Dans le même sens, le président du Tribunal de première instance de Bruxelles a décidé en référé que la reconnaissance d’une personne peut « notamment découler de la visibilité de certaines caractéristiques du visage, comme les yeux, le regard souriant, la forme du visage et le torse ainsi que les membres. » [9]

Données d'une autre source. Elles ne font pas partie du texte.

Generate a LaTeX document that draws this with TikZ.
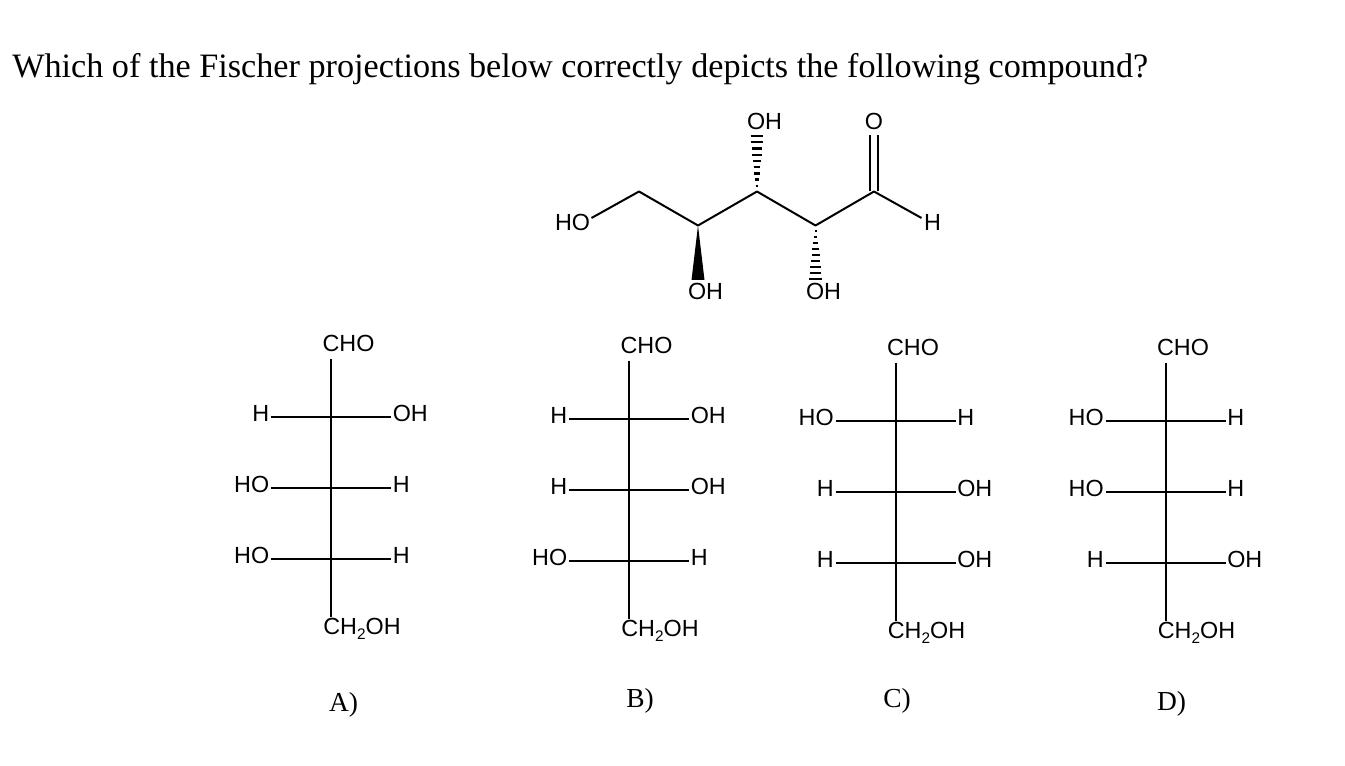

Un peu plus récemment, le Tribunal de grande instance de Paris a jugé qu’il importait peu « que le visage du demandeur soit flouté ou non le jour de l’audience, dès lors que le reste de son corps, attribut du droit à l’image, apparaît. » [10]

Notes

[1] Cour EDH, Reklos et Davourlis c. Grèce, 15 avril 2009, § 40 ; López Ribalda et autres c. Espagne [GC], 2019, §§ 87-91 ;

[2] Voir par ex. : Bruxelles (9ième ch.), 5 septembre 2014, A.&M., 2015, p. 264 ; Civ. Bruxelles (14ème ch.), 25 avril 2000, A.&M., 2000, 466 ;

[3] Gand (7ième ch.), 5 janvier 2009, T.G.R., 2009, 112 et A.&M., 2009, p. 413 ;

[4] Extrait de la décision traduit par la revue précitée

[5] Texte néerlandais de la décision : « Het zwarte balkje over het zijdelings gedraaide hoofd ter hoogte van de ogen van de heer D’H is in deze zaak te klein om de identiteit van de heer D’H te verbergen. Niet alleen is de rug vrij goed te herkennen, zeker in het milieu van tatoeëerders en getatoeëerde. Bovendien is het gezicht en het hoofd van de heer D’H nog in ruime mate zichtbaar. Een specifiek lichaamsonderdeel als de oren blijft zichtbaar en laat combinatie met de rest van de foto toe de persoon te identificeren » (traduction en français par C. Goblet) ;

[6] Civ. Calais, 19 juin 1985, Gaz. Pal., 1985, II, p.155 ;

[7] TGI Paris (réf.), 1er avril 2011, affaire Mme M. c./ Actuel Prod et autres, Legalis.net et Légipresse, n°286, 2011, p.467

[8] Ibid. ;

[9] Voorz. Rb. Brussel (kort ged., derdenverz.), 22 octobre 2009, A.&M., 2010/3, p. 301 ;

[10] TGI Paris (réf.), 16 novembre 2018, Legalis.net.